Repeat what the lines below say, word for word, and skip every image.

● ● ● ●

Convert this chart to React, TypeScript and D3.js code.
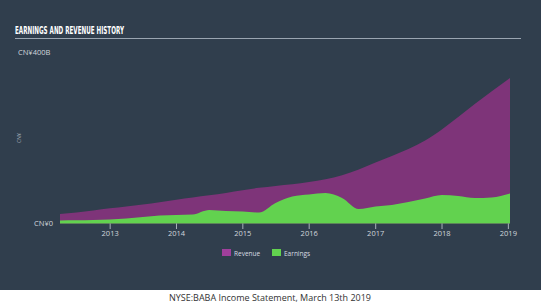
import React from "react";
import * as d3 from "d3";

const dates = [
  "2012-03-31","2012-06-30","2012-09-30","2012-12-31",
  "2013-03-31","2013-06-30","2013-09-30","2013-12-31",
  "2014-03-31","2014-06-30","2014-09-30","2014-12-31",
  "2015-03-31","2015-06-30","2015-09-30","2015-12-31",
  "2016-03-31","2016-06-30","2016-09-30","2016-12-31",
  "2017-03-31","2017-06-30","2017-09-30","2017-12-31",
  "2018-03-31","2018-06-30","2018-09-30","2019-01-10",
];
const revenue = [
  22.2, 25.7, 30.4, 35.5, 40.0, 44.6, 50.0, 55.8,
  61.0, 66.0, 71.5, 77.8, 83.5, 88.0, 92.0, 97.1,
  103.5, 113.0, 126.5, 142.5, 157.9, 174.3, 194.0, 220.0,
  249.1, 279.5, 309.0, 340.4,
];
const earnings = [
  7.0, 7.5, 8.2, 9.4, 11.7, 15.2, 18.7, 19.9,
  21.1, 31.6, 29.2, 28.1, 25.7, 48.0, 63.2, 67.8,
  71.3, 59.6, 33.9, 39.8, 43.3, 50.3, 58.5, 66.7,
  64.3, 59.6, 60.8, 70.2,
];
const yTickLabels = ["CN¥0", "CN¥400B"];
const yTickValues = [0, 400];
const xTickYears = [2013, 2014, 2015, 2016, 2017, 2018, 2019];

export default function App() {
  const W = 541, H = 306;
  const parse = d3.timeParse("%Y-%m-%d");
  const pts = dates.map((d, i) => ({ t: parse(d) as Date, r: revenue[i], e: earnings[i] }));
  const x = d3.scaleTime().domain([pts[0].t, pts[pts.length - 1].t]).range([60, 510]);
  const y = d3.scaleLinear().domain([0, 400]).range([223.5, 52.5]);
  const revArea = d3.area<any>().x(d => x(d.t)).y0(y(0)).y1(d => y(d.r)).curve(d3.curveMonotoneX);
  const earnArea = d3.area<any>().x(d => x(d.t)).y0(y(0)).y1(d => y(d.e)).curve(d3.curveMonotoneX);
  const font = "'Open Sans', 'DejaVu Sans', sans-serif";
  return (
    <svg width={W} height={H} style={{ position: "absolute", left: 0, top: 0 }}>
      <rect x={0} y={0} width={W} height={290} fill="#303e4d" />
      <rect x={0} y={290} width={W} height={16} fill="#ffffff" />
      <text x={15} y={34} fill="#ffffff" fontFamily="'DejaVu Sans Condensed', 'DejaVu Sans', sans-serif"
        fontWeight="bold" fontSize={10.5} textLength={109} lengthAdjust="spacingAndGlyphs">
        EARNINGS AND REVENUE HISTORY
      </text>
      <line x1={15} x2={521} y1={38.5} y2={38.5} stroke="#9aa5b1" strokeWidth={1.2} />
      <path d={revArea(pts) || ""} fill="#7e3479" />
      <path d={earnArea(pts) || ""} fill="#62d24f" />
      {yTickValues.map((v, i) => (
        <text key={i} x={i === 0 ? 53 : 18} y={y(v) + 2.5} textAnchor={i === 0 ? "end" : "start"}
          fill="#d0d6dc" fontFamily={font} fontSize={7.5}>
          {yTickLabels[i]}
        </text>
      ))}
      <text transform="translate(21,138) rotate(-90)" textAnchor="middle" fill="#aab3bd"
        fontFamily={font} fontSize={5}>CN¥</text>
      {xTickYears.map(yr => {
        const xp = x(new Date(yr, 0, 1));
        return (
          <g key={yr}>
            <line x1={xp} x2={xp} y1={223.5} y2={229} stroke="#c8cfd6" strokeWidth={0.8} />
            <text x={xp} y={236} textAnchor="middle" fill="#d0d6dc" fontFamily={font} fontSize={7.5}>{yr}</text>
          </g>
        );
      })}
      <rect x={222} y={249} width={9} height={7} fill="#a03f9c" />
      <text x={234} y={255.5} fill="#d8dde2" fontFamily={font} fontSize={6.5}>Revenue</text>
      <rect x={272} y={249} width={9} height={7} fill="#62d24f" />
      <text x={284} y={255.5} fill="#d8dde2" fontFamily={font} fontSize={6.5}>Earnings</text>
      <text x={270} y={301} textAnchor="middle" fill="#333333" fontFamily={font} fontSize={9}>
        NYSE:BABA Income Statement, March 13th 2019
      </text>
    </svg>
  );
}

● ● ● ●

#### Problem solution
Convert this chart to React, TypeScript and D3.js code.
import React from "react";
import * as d3 from "d3";

const dates = [
  "2012-03-31","2012-06-30","2012-09-30","2012-12-31",
  "2013-03-31","2013-06-30","2013-09-30","2013-12-31",
  "2014-03-31","2014-06-30","2014-09-30","2014-12-31",
  "2015-03-31","2015-06-30","2015-09-30","2015-12-31",
  "2016-03-31","2016-06-30","2016-09-30","2016-12-31",
  "2017-03-31","2017-06-30","2017-09-30","2017-12-31",
  "2018-03-31","2018-06-30","2018-09-30","2019-01-10",
];
const revenue = [
  22.2, 25.7, 30.4, 35.5, 40.0, 44.6, 50.0, 55.8,
  61.0, 66.0, 71.5, 77.8, 83.5, 88.0, 92.0, 97.1,
  103.5, 113.0, 126.5, 142.5, 157.9, 174.3, 194.0, 220.0,
  249.1, 279.5, 309.0, 340.4,
];
const earnings = [
  7.0, 7.5, 8.2, 9.4, 11.7, 15.2, 18.7, 19.9,
  21.1, 31.6, 29.2, 28.1, 25.7, 48.0, 63.2, 67.8,
  71.3, 59.6, 33.9, 39.8, 43.3, 50.3, 58.5, 66.7,
  64.3, 59.6, 60.8, 70.2,
];
const yTickLabels = ["CN¥0", "CN¥400B"];
const yTickValues = [0, 400];
const xTickYears = [2013, 2014, 2015, 2016, 2017, 2018, 2019];

export default function App() {
  const W = 541, H = 306;
  const parse = d3.timeParse("%Y-%m-%d");
  const pts = dates.map((d, i) => ({ t: parse(d) as Date, r: revenue[i], e: earnings[i] }));
  const x = d3.scaleTime().domain([pts[0].t, pts[pts.length - 1].t]).range([60, 510]);
  const y = d3.scaleLinear().domain([0, 400]).range([223.5, 52.5]);
  const revArea = d3.area<any>().x(d => x(d.t)).y0(y(0)).y1(d => y(d.r)).curve(d3.curveMonotoneX);
  const earnArea = d3.area<any>().x(d => x(d.t)).y0(y(0)).y1(d => y(d.e)).curve(d3.curveMonotoneX);
  const font = "'Open Sans', 'DejaVu Sans', sans-serif";
  return (
    <svg width={W} height={H} style={{ position: "absolute", left: 0, top: 0 }}>
      <rect x={0} y={0} width={W} height={290} fill="#303e4d" />
      <rect x={0} y={290} width={W} height={16} fill="#ffffff" />
      <text x={15} y={34} fill="#ffffff" fontFamily="'DejaVu Sans Condensed', 'DejaVu Sans', sans-serif"
        fontWeight="bold" fontSize={10.5} textLength={109} lengthAdjust="spacingAndGlyphs">
        EARNINGS AND REVENUE HISTORY
      </text>
      <line x1={15} x2={521} y1={38.5} y2={38.5} stroke="#9aa5b1" strokeWidth={1.2} />
      <path d={revArea(pts) || ""} fill="#7e3479" />
      <path d={earnArea(pts) || ""} fill="#62d24f" />
      {yTickValues.map((v, i) => (
        <text key={i} x={i === 0 ? 53 : 18} y={y(v) + 2.5} textAnchor={i === 0 ? "end" : "start"}
          fill="#d0d6dc" fontFamily={font} fontSize={7.5}>
          {yTickLabels[i]}
        </text>
      ))}
      <text transform="translate(21,138) rotate(-90)" textAnchor="middle" fill="#aab3bd"
        fontFamily={font} fontSize={5}>CN¥</text>
      {xTickYears.map(yr => {
        const xp = x(new Date(yr, 0, 1));
        return (
          <g key={yr}>
            <line x1={xp} x2={xp} y1={223.5} y2={229} stroke="#c8cfd6" strokeWidth={0.8} />
            <text x={xp} y={236} textAnchor="middle" fill="#d0d6dc" fontFamily={font} fontSize={7.5}>{yr}</text>
          </g>
        );
      })}
      <rect x={222} y={249} width={9} height={7} fill="#a03f9c" />
      <text x={234} y={255.5} fill="#d8dde2" fontFamily={font} fontSize={6.5}>Revenue</text>
      <rect x={272} y={249} width={9} height={7} fill="#62d24f" />
      <text x={284} y={255.5} fill="#d8dde2" fontFamily={font} fontSize={6.5}>Earnings</text>
      <text x={270} y={301} textAnchor="middle" fill="#333333" fontFamily={font} fontSize={9}>
        NYSE:BABA Income Statement, March 13th 2019
      </text>
    </svg>
  );
}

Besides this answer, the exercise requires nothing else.